I'll try to label the parts of it...

  • $\Psi$ — represents the quantum-mechanical amplitude to find a system in a particular state
  • $\displaystyle \int e^{i/\hbar \int \mathcal{L}}$ — path-integral formulation due to Feynman, expresses the amplitude due to a Lagrangian density $\mathcal{L}$, which is a sum of terms for all the different fields that exist in the theory. In the Lagrangian, derivatives of a field cause the field to oscillate and form waves (and quantized packets of waves, i.e. particles); products of two or more fields cause those fields/particles to interact.
  • $\displaystyle \frac{R}{16\pi G}$ is the Einstein–Hilbert Lagrangian, which is the Lagrangian formulation of general relativity.
  • $-\tfrac{1}{4}F^2$ stands for the kinetic energy terms for all the gauge bosons: photons (electromagnetic field) and the gluons and W and Z bosons (Yang-Mills fields) that give rise to the strong and weak forces. The $F$ stands for the field tensor, which is made of derivatives of the potential; this article explains it more for electromagnetism, and Yang-Mills theory is a generalization of that, so they're all represented by one term here.

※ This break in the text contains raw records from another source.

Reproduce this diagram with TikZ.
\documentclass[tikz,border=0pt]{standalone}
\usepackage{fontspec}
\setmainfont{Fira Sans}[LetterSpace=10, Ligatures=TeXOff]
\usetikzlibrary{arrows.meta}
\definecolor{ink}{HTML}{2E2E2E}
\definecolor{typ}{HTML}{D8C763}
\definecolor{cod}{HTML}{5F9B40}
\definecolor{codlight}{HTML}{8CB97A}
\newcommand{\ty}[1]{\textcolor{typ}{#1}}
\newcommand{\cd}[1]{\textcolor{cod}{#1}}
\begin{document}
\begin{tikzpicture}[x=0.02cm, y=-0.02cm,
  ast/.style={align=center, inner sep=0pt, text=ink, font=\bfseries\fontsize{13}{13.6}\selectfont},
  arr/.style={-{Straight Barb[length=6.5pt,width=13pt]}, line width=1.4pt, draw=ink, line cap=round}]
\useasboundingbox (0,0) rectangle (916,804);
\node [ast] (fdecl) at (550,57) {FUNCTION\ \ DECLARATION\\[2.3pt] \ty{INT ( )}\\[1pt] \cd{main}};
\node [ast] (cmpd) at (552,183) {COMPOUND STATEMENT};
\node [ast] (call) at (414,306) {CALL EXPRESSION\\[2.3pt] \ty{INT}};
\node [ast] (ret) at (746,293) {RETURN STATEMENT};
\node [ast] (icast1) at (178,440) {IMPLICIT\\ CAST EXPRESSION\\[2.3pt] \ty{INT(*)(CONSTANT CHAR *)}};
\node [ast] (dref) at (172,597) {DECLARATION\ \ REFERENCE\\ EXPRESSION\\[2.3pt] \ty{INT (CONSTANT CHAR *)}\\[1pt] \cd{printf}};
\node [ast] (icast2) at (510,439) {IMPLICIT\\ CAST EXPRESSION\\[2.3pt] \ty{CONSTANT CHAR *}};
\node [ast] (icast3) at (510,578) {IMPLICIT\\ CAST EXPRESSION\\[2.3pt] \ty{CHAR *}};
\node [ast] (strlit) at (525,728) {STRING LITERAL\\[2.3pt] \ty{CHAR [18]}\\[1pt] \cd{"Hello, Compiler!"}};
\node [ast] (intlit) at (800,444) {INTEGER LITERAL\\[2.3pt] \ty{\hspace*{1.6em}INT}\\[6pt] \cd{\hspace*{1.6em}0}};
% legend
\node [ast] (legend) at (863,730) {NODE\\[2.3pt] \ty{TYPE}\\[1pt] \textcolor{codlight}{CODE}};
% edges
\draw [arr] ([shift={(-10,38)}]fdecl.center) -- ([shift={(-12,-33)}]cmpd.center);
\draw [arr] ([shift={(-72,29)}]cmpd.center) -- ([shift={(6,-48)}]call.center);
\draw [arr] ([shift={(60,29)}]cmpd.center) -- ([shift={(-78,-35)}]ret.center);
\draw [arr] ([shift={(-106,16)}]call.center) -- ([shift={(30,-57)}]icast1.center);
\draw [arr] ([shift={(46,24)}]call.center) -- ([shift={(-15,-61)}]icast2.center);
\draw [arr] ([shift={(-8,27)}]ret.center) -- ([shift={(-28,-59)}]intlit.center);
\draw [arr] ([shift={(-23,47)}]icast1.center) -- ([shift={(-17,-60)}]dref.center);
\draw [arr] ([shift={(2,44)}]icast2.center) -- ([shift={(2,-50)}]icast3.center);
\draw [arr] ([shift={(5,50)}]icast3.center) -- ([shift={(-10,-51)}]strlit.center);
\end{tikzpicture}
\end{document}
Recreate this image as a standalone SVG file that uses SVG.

  • $\bar\psi i \not D \psi$ stands for the kinetic energy terms for all the fermions: electrons, neutrinos, and quarks. Again, they they all share the same formalism, that of Dirac fields, so they are all compressed into one term here. The $\not D$ notation represents a special kind of derivative that accounts for the interaction with the gauge fields, so this term also includes all the interactions between the fermions and the gauge bosons. Note that the fermions are all massless here, because massive fermions are incompatible with gauge invariance. This is fixed by...
  • $-\lambda H \bar \psi \psi$ stands for the Yukawa interaction between the Higgs field $H$ and the fermion fields $\psi$. This is part of the Higgs mechanism and is what gives the fermions an effective mass.
  • $|DH|^2$ is the kinetic energy term for the Higgs field. Again $D$ is a gauge-covariant derivative, so it also includes interactions between the Higgs and the gauge bosons, giving the W and Z bosons their effective mass.
  • Finally, $-V(H)$ is the Higgs potential.